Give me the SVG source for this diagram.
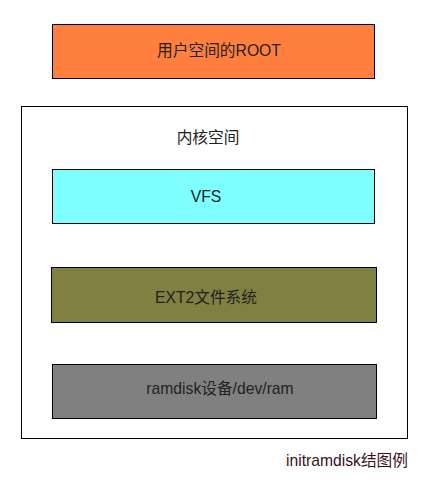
<svg xmlns="http://www.w3.org/2000/svg" width="436" height="483" viewBox="0 0 436 483">
<style>
.box{stroke:#000;stroke-width:1}
text{font-family:"Liberation Sans","Noto Sans CJK SC",sans-serif;font-size:15.7px;fill:#222;text-anchor:middle}
</style>
<rect width="436" height="483" fill="#fff"/>
<g id="user-root">
<rect class="box" x="52.5" y="24.5" width="322" height="54" fill="#FF7F3F"/>
<text x="219" y="56">用户空间的ROOT</text>
</g>
<g id="kernel-space">
<rect class="box" x="21.5" y="106.5" width="386" height="332" fill="none"/>
<text x="208" y="143">内核空间</text>
</g>
<g id="vfs">
<rect class="box" x="52.5" y="169.5" width="322" height="54" fill="#7FFFFF"/>
<text x="206" y="202">VFS</text>
</g>
<g id="ext2">
<rect class="box" x="51.5" y="267.5" width="325" height="55" fill="#808040"/>
<text x="206" y="303">EXT2文件系统</text>
</g>
<g id="ramdisk">
<rect class="box" x="52.5" y="364.5" width="324" height="54" fill="#808080"/>
<text x="220" y="394">ramdisk设备/dev/ram</text>
</g>
<g id="connectors"></g>
<text x="408" y="466" style="text-anchor:end;fill:#3a1020">initramdisk结图例</text>
</svg>
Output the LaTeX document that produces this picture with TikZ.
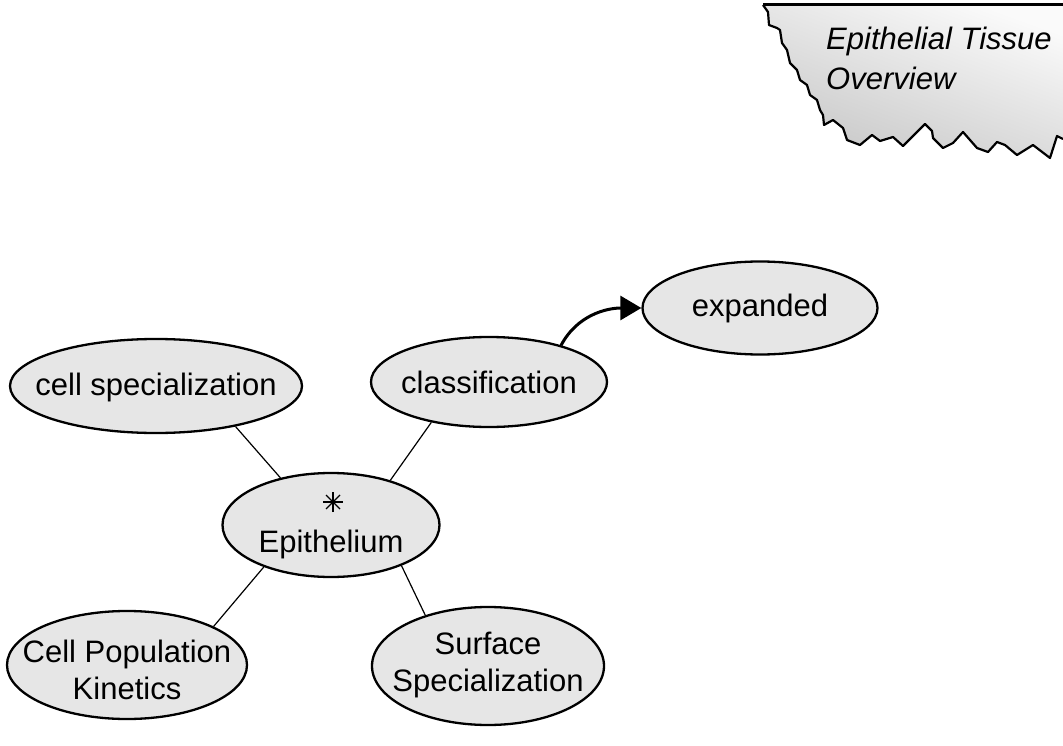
\documentclass[tikz,border=0pt]{standalone}
\usepackage{fontspec}
\setmainfont{Liberation Sans}
\usetikzlibrary{shapes.geometric,arrows.meta}
\definecolor{bubblegray}{RGB}{230,230,230}
\definecolor{tornlight}{RGB}{250,250,250}
\definecolor{torndark}{RGB}{200,200,200}
% zero-size text boxes so the ellipse keeps its given size
\newcommand{\bubline}[2]{\smash{\makebox[0pt]{\raisebox{#1}{#2}}}}
\newcommand{\bubtwo}[2]{\smash{\makebox[0pt]{\raisebox{#1}{\begin{tabular}{@{}c@{}}#2\end{tabular}}}}}
\begin{document}
\begin{tikzpicture}[x=1pt,y=-1pt,
  bubble/.style={ellipse, draw=black, line width=2.3pt, fill=bubblegray, inner sep=0pt,
    font=\fontsize{31}{37}\selectfont},
  link/.style={draw=black, line width=1.2pt},
  flow/.style={draw=black, line width=3pt, -{Triangle[length=21pt,width=24pt]}},
  startick/.style={draw=black, line width=1.1pt},
  titletext/.style={font=\fontsize{31}{40}\selectfont\itshape, align=left, inner sep=0pt}]
\useasboundingbox (0,0) rectangle (1063,746);

% torn banner
\shade[top color=tornlight, bottom color=torndark, shading angle=-20]
  (763,5) -- (768,12) -- (769,25) -- (777,28) -- (780,30) -- (782,43) -- (787,50)
  -- (790,63) -- (797,70) -- (800,80) -- (807,85) -- (810,95) -- (817,100) -- (820,110)
  -- (823,115) -- (824,125) -- (833,120) -- (843,128) -- (847,140) -- (860,145)
  -- (872,135) -- (880,141) -- (893,137) -- (903,146) -- (925,124) -- (932,131)
  -- (933,138) -- (943,148) -- (953,143) -- (963,132) -- (977,148) -- (988,152)
  -- (997,142) -- (1005,145) -- (1017,155) -- (1033,145) -- (1050,158) -- (1057,136)
  -- (1063,139) -- (1063,5) -- cycle;
\draw[line width=2.2pt, line join=round]
  (763,5) -- (768,12) -- (769,25) -- (777,28) -- (780,30) -- (782,43) -- (787,50)
  -- (790,63) -- (797,70) -- (800,80) -- (807,85) -- (810,95) -- (817,100) -- (820,110)
  -- (823,115) -- (824,125) -- (833,120) -- (843,128) -- (847,140) -- (860,145)
  -- (872,135) -- (880,141) -- (893,137) -- (903,146) -- (925,124) -- (932,131)
  -- (933,138) -- (943,148) -- (953,143) -- (963,132) -- (977,148) -- (988,152)
  -- (997,142) -- (1005,145) -- (1017,155) -- (1033,145) -- (1050,158) -- (1057,136)
  -- (1063,139);
\draw[line width=3pt] (763,5) -- (1063,5);
\node[titletext, anchor=north west] (title) at (826,27) {Epithelial Tissue\\Overview};

% bubbles
\node[bubble, minimum width=292pt, minimum height=94pt] (cs) at (156,386) {\bubline{-9pt}{cell specialization}};
\node[bubble, minimum width=236pt, minimum height=90pt] (cl) at (489,382) {\bubline{-11pt}{classification}};
\node[bubble, minimum width=235pt, minimum height=93pt] (ex) at (760,308) {\bubline{-9pt}{expanded}};
\node[bubble, minimum width=217pt, minimum height=104pt] (ep) at (331,525) {\bubline{-27pt}{Epithelium}};
\node[bubble, minimum width=240pt, minimum height=108pt] (cpk) at (127,665) {\bubtwo{-15pt}{Cell Population\\Kinetics}};
\node[bubble, minimum width=232pt, minimum height=118pt] (ss) at (488,666) {\bubtwo{-6pt}{Surface\\Specialization}};

% asterisk
\coordinate (star) at (333,502);
\draw[startick] ([xshift=-10pt]star) -- ([xshift=10pt]star);
\draw[startick] ([yshift=-10pt]star) -- ([yshift=10pt]star);
\draw[startick] ([xshift=-7pt,yshift=-7pt]star) -- ([xshift=7pt,yshift=7pt]star);
\draw[startick] ([xshift=-7pt,yshift=7pt]star) -- ([xshift=7pt,yshift=-7pt]star);

% connectors
\draw[link] (cs.-27) -- (ep.137);
\draw[link] (cl.-145) -- (ep.37);
\draw[link] (ep.-148) -- (cpk.24);
\draw[link] (ep.-30) -- (ss.141);
\draw[flow] (cl.27) to[out=62, in=180] (ex.west);
\end{tikzpicture}
\end{document}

* [Stated exercise]: Find each line holding the string "this" and copy it out.

* [Completed exercise]:
Give me the SVG source for this diagram.
Output the LaTeX document that produces this picture with TikZ.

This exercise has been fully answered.